• _Collected data_:
* begin *

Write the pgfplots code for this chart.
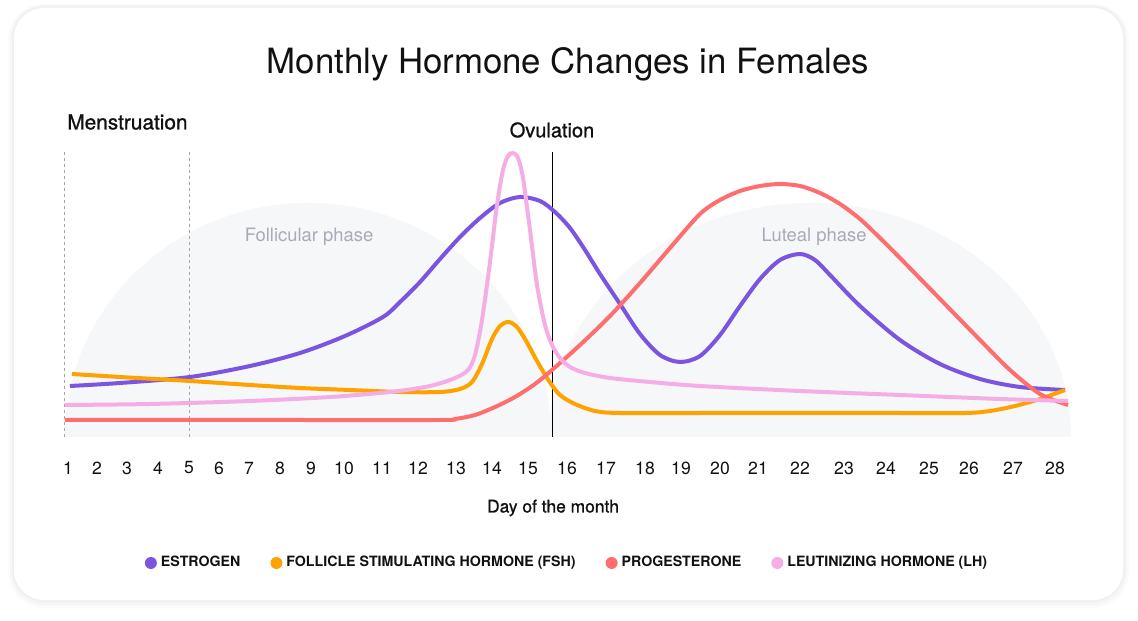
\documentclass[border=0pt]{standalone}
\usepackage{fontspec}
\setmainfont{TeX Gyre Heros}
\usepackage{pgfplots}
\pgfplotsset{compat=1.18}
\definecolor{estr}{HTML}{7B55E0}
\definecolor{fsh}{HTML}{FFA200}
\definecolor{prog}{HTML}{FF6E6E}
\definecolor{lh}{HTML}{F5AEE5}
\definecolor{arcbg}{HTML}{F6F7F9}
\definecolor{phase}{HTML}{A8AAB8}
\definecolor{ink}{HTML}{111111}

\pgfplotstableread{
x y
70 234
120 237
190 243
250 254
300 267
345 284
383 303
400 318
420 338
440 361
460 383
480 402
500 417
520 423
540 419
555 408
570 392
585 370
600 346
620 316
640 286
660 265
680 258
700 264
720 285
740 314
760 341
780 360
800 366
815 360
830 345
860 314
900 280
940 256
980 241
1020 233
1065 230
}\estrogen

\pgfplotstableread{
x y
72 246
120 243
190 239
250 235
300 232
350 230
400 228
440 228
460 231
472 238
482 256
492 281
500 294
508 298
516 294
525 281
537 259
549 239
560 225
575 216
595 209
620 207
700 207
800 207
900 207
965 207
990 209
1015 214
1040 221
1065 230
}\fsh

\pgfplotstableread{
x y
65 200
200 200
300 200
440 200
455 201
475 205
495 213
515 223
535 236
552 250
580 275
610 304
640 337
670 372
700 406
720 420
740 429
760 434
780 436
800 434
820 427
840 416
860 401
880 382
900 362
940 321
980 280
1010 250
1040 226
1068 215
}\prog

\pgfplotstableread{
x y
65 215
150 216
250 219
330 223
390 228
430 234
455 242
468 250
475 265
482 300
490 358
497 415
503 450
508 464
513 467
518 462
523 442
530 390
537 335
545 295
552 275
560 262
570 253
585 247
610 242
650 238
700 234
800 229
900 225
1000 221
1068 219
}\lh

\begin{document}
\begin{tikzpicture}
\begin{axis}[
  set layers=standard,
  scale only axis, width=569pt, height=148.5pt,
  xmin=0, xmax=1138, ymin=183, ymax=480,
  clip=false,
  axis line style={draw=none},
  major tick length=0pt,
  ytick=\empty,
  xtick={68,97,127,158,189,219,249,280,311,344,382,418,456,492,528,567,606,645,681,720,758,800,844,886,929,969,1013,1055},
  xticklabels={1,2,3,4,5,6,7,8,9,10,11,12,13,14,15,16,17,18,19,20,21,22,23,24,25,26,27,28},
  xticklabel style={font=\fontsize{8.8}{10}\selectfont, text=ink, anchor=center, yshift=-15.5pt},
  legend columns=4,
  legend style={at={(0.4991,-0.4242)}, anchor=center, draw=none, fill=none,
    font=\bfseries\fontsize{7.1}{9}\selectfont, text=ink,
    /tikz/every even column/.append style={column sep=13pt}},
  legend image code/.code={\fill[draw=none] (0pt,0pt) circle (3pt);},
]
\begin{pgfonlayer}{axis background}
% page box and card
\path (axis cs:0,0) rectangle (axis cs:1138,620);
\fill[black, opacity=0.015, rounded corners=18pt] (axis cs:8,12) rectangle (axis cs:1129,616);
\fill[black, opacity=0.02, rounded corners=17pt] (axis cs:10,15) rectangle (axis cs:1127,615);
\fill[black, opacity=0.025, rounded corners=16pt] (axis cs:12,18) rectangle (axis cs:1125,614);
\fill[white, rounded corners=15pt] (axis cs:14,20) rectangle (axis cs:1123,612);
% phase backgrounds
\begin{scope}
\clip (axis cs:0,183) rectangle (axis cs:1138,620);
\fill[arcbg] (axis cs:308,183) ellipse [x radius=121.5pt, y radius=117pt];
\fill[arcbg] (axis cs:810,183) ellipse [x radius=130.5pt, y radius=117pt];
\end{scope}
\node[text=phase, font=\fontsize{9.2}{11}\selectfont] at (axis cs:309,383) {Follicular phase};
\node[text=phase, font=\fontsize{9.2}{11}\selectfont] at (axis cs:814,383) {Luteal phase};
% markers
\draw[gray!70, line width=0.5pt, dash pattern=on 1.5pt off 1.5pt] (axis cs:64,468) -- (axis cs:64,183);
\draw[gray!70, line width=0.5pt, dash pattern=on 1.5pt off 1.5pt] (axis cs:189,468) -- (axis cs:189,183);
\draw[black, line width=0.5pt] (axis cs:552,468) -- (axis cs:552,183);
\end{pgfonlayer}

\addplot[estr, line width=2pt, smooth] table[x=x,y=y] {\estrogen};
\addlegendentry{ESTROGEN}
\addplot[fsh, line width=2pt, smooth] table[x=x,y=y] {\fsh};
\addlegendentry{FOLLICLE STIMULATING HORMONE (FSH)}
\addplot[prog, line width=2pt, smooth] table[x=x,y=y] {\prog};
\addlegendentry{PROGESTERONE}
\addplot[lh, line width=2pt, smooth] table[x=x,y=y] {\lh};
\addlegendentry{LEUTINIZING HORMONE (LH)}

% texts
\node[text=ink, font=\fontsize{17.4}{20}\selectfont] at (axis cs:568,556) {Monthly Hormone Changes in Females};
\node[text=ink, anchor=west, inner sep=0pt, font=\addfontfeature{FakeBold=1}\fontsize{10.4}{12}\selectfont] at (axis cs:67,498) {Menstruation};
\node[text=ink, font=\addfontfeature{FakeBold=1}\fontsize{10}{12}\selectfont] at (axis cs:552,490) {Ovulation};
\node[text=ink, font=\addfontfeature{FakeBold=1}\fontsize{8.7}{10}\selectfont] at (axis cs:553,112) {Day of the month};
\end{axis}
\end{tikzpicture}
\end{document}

* end *
* begin *

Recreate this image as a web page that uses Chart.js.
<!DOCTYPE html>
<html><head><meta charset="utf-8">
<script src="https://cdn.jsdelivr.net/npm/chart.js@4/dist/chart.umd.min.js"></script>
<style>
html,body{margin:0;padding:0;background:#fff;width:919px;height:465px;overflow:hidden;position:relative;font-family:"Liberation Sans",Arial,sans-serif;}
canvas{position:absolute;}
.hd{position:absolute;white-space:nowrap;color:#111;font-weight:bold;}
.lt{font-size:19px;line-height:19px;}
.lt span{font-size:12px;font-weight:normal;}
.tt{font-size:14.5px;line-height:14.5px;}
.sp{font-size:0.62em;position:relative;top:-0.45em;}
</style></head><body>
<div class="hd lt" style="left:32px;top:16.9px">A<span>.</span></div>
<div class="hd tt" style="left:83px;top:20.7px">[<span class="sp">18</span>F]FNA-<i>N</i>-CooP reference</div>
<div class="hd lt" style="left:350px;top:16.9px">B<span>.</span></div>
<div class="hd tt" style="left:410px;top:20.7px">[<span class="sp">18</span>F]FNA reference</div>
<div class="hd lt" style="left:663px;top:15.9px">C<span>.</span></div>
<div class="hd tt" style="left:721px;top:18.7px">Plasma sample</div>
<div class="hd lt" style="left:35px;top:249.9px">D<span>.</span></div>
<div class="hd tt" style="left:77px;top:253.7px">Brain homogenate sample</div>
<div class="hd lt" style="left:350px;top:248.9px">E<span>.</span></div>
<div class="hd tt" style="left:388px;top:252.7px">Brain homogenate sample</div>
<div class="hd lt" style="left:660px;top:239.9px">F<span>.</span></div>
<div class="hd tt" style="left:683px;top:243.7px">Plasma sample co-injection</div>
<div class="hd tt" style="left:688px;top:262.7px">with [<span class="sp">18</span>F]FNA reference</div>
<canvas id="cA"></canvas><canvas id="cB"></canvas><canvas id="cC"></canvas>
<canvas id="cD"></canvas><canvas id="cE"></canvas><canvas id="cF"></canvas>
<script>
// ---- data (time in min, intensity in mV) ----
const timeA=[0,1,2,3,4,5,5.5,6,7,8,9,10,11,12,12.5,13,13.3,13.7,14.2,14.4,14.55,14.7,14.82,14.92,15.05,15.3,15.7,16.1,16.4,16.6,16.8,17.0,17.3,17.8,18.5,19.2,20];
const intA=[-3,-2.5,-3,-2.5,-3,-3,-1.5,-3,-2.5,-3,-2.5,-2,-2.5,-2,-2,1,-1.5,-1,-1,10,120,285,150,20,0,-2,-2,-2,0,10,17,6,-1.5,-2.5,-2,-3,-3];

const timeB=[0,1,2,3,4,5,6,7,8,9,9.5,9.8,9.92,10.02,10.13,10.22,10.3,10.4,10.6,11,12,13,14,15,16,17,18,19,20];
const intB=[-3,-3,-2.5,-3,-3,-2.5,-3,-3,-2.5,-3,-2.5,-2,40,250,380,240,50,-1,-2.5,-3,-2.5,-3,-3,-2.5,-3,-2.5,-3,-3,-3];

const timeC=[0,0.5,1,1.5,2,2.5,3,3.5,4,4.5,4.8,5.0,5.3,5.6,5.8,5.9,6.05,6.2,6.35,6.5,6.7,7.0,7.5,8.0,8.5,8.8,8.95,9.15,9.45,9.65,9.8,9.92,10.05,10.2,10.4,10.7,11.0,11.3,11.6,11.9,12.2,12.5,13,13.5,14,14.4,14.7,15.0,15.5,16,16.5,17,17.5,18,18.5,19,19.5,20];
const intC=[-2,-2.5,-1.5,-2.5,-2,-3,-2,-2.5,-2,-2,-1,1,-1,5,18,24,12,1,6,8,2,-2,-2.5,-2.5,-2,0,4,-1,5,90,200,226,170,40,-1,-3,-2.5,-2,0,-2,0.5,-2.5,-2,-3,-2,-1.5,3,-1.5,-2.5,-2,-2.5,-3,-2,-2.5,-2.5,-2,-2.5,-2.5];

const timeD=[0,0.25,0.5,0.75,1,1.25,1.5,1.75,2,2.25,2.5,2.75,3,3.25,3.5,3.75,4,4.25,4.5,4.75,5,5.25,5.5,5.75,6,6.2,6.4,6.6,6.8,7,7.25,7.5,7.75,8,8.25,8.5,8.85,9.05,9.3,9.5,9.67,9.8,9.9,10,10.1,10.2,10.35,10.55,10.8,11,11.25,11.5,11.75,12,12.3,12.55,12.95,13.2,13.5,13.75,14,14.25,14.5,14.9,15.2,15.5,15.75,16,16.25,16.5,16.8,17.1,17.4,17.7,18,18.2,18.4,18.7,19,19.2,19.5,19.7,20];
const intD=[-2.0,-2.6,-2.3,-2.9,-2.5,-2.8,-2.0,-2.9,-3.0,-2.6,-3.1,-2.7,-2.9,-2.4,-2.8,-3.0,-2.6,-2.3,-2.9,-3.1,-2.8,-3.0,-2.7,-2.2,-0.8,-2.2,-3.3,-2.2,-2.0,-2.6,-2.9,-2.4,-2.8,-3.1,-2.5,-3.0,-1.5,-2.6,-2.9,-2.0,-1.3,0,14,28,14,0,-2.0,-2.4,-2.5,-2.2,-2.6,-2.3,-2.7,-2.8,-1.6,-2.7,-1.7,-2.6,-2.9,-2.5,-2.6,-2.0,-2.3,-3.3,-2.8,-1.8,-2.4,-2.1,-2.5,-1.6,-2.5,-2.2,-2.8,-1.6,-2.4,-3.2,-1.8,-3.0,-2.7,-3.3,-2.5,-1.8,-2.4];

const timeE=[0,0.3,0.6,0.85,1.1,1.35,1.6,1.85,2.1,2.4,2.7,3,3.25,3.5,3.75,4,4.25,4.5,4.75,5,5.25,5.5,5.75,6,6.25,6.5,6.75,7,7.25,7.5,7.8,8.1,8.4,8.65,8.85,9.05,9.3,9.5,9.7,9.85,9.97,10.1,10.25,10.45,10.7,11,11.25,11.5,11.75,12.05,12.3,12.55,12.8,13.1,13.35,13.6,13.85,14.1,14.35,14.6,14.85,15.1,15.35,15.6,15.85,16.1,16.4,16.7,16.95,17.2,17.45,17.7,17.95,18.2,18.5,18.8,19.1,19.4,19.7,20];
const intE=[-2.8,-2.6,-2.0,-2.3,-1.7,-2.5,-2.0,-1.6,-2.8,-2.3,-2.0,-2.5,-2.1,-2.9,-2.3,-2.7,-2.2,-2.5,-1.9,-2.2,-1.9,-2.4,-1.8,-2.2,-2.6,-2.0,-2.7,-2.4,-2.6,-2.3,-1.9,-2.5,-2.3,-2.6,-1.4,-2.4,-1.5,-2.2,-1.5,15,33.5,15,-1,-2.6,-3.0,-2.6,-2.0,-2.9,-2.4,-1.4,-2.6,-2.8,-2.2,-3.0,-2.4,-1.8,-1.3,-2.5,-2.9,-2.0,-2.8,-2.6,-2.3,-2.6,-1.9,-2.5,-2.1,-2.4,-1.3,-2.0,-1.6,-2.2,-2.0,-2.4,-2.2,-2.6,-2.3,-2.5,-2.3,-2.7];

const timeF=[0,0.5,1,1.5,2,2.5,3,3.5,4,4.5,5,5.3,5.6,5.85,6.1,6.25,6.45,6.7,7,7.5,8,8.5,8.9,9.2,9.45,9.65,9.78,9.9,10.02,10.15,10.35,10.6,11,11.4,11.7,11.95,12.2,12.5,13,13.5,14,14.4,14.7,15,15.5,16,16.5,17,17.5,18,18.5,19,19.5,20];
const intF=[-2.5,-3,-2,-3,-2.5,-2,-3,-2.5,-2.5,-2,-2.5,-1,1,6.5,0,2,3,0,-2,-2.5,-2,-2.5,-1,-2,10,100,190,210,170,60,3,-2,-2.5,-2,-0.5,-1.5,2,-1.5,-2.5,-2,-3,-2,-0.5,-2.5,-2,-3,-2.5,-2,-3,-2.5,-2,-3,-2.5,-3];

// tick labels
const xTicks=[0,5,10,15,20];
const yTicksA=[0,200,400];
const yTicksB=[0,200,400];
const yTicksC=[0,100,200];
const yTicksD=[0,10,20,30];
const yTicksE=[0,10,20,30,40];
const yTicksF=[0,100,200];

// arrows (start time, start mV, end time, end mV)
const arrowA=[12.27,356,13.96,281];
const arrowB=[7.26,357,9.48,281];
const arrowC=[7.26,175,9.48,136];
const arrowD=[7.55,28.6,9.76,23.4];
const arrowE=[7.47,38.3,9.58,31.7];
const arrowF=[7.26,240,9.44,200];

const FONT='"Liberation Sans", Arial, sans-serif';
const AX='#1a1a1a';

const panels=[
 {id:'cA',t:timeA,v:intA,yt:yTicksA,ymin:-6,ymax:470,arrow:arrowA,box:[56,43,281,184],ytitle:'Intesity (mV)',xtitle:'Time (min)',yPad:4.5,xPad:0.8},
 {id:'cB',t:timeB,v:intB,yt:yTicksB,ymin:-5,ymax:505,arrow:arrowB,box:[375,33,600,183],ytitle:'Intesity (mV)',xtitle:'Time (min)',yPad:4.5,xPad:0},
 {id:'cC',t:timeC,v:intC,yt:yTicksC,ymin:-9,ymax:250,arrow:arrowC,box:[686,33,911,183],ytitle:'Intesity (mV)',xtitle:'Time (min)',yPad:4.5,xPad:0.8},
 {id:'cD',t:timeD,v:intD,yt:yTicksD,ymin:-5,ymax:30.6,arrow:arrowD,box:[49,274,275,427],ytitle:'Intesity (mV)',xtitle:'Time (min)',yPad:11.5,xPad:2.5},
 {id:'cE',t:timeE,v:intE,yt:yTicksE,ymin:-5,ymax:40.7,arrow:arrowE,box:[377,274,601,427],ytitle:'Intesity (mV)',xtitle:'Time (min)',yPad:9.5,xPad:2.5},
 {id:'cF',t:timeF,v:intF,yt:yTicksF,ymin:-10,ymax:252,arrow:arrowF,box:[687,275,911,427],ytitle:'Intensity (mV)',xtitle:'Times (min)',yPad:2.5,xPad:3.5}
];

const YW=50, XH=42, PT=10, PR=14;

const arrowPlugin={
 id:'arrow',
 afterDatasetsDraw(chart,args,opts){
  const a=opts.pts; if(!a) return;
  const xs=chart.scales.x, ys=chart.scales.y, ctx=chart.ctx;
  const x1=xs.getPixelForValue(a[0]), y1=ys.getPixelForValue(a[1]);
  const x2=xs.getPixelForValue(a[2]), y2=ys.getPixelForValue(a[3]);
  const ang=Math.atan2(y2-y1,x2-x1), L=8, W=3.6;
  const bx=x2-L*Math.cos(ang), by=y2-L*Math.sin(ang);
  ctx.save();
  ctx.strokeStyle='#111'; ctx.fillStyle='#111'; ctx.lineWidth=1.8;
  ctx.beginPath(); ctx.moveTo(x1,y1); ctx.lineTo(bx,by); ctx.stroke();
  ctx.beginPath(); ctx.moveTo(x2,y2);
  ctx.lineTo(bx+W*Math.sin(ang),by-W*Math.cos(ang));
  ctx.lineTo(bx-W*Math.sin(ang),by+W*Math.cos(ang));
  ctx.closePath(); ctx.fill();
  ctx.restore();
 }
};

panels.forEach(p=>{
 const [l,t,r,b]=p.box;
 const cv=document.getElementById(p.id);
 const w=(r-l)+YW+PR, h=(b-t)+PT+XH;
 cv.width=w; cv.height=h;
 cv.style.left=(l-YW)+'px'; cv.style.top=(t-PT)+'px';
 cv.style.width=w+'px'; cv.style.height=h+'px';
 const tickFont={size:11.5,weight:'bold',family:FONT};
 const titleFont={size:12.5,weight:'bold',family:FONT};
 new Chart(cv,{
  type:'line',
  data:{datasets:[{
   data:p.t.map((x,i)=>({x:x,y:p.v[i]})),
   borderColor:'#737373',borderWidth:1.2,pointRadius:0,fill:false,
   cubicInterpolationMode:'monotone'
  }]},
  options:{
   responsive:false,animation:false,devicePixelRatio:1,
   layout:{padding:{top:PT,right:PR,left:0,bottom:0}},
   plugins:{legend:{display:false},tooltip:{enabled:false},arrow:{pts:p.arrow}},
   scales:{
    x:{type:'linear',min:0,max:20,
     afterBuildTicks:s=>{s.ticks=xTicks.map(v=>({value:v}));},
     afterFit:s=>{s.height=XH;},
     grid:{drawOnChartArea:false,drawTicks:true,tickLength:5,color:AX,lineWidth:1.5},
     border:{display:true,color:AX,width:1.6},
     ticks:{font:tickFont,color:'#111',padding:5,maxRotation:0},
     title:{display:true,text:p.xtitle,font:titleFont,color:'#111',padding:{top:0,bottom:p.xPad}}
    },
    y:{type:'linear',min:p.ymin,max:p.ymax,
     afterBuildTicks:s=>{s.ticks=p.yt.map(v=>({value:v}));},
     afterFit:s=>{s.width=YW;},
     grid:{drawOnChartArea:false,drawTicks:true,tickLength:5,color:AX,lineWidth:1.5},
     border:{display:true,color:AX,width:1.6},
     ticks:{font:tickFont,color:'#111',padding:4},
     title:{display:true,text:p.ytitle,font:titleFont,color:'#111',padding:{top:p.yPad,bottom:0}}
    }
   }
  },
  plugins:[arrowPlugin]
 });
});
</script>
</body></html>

* end *

• _Challenge_:
From the entries above, copy every line containing the word "this".

• _Exercise response_:
Write the pgfplots code for this chart.
Recreate this image as a web page that uses Chart.js.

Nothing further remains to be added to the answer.